Attorney Misconduct in Criminal Cases

If you were convicted of a crime and your defense attorney’s performance was seriously deficient, the misconduct may be grounds for overturning the conviction. The U.S. Supreme Court established the governing test in Strickland v. Washington, which sets a deliberately high bar with two requirements.11Justia. Strickland v. Washington, 466 U.S. 668 (1984)

First, you must show that your attorney’s performance fell below an objective standard of reasonableness. Courts start with a strong presumption that the attorney’s choices were legitimate strategic decisions, so this isn’t about second-guessing tactical calls with the benefit of hindsight. Failing to investigate an alibi, sleeping during trial, or having a conflict of interest that went undisclosed are the kinds of deficiencies that tend to satisfy this prong.

Second, you must show prejudice: a reasonable probability that the outcome of your case would have been different but for the attorney’s errors. “Reasonable probability” doesn’t mean more likely than not, but it does mean enough to undermine confidence in the verdict. Both prongs must be satisfied. An attorney can perform terribly, but if the evidence against you was overwhelming, the conviction stands because you can’t show prejudice.

Ineffective assistance of counsel claims are separate from bar complaints. You can file a bar complaint against a criminal defense attorney and also raise ineffective assistance on appeal or in a post-conviction motion. The bar complaint addresses whether the attorney should keep their license; the constitutional claim addresses whether your conviction should stand.

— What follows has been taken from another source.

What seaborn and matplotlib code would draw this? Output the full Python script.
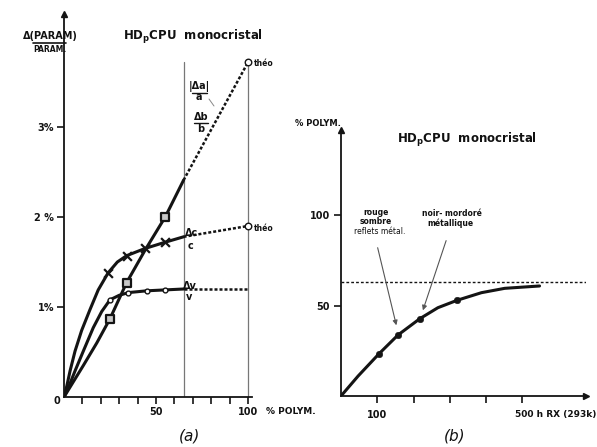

What the Disciplinary Process Does Not Do

The single biggest source of frustration for people who file bar complaints is discovering that the process won’t give them what they actually want. The bar cannot order your attorney to refund your fees, pay for the damage their mistakes caused, or redo the work they botched. Discipline is about the attorney’s license and professional standing, not about making you whole financially.

If you need money back, you have three potential paths depending on the situation: a client protection fund claim if the attorney acted dishonestly, a malpractice lawsuit if the attorney was negligent, or a fee arbitration program (offered by many state bars) if the dispute is purely about billing. Most people who’ve been burned by an attorney should consider whether more than one of these applies to their situation, because filing only a bar complaint and expecting financial relief is where disappointment lives.